Everyone always says, O Iris Murdoch. Brutal, brilliant, irascible Iris Murdoch. She is so blazingly legendary. I watched the movie, "Iris," as I do slavishly watch all movies Kate Winslet graces, and I realized, I am supposed to love her. But I had never read one of her books, though I always meant to. Recently I picked up two Iris Murdoch books -- this one and The Black Prince, from a friend's book trading shelf. I was, I am sorry to confess, underwhelmed. Now I will say that I read it with great interest and at times felt very can't-put-it-down. But it did not delight me.
This book was brilliant realism. It was about a love triangle and some children were involved. One of the characters, Montague Small, was original in my experience -- I have not met a character like him before. There was a lot of anguish, and a depth of experience that was engrossing. I can't say I enjoyed reading the book. Taking a step back from the oppressive entanglements and all the emotions, I realized that the same characters and landscape, in a P.G. Wodehouse novel, would be hilarious. It is, in a way, bizarrely the same universe. P.G. Wodehouse is brutal, but so deeply cheerful. Murdoch's treatment is so close, so smothering, so dark. I was expecting more of the satire, less of the despair.

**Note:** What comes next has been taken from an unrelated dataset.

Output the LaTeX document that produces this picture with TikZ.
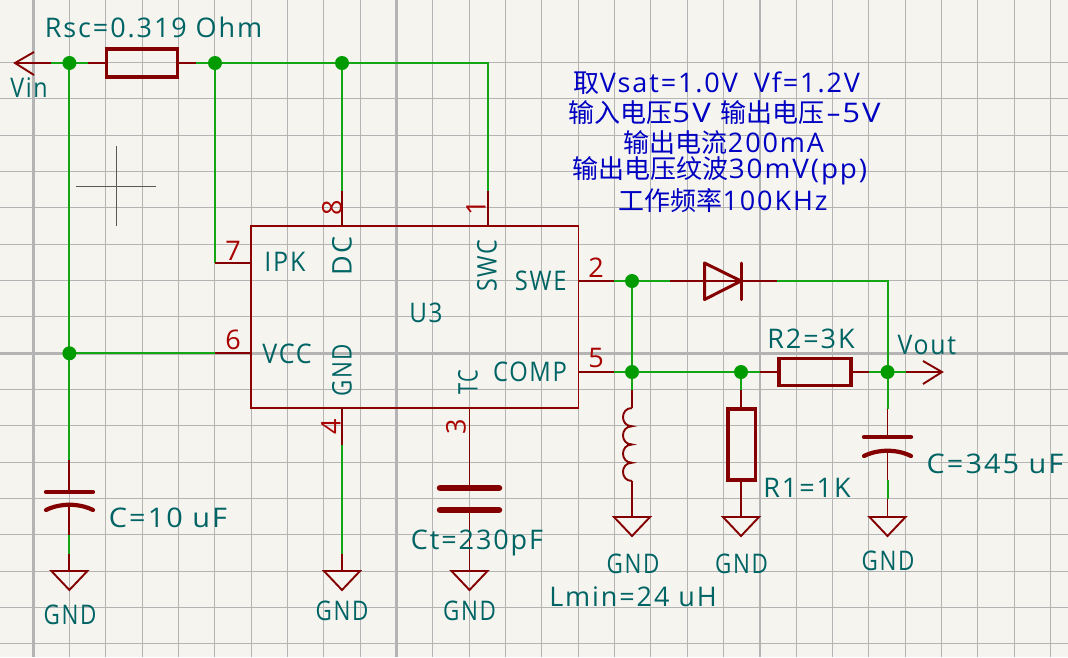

I will move on to The Black Prince -- I've already started it. It's hitting me a little like Humbert McHumbertson, so I dunno if I'm going to get the haw haw haw I'm looking for. Having read such a staggering lot of P.G. Wodehouse, since I was a little kid, and seeing the British upper class skewered in this very la-la pass-the-port way and hasn't everyone got a ridiculous name, it was maybe good for me, or something, to see this grittier and less raucous version of it. I mean, it's probably considered obscene to even compare these two writers, and I'll be met outside by a few stern feminists and beheaded for failing to appreciate Iris Murdoch. I said I would give her another shot. I have the next book in my bag. 'Kay?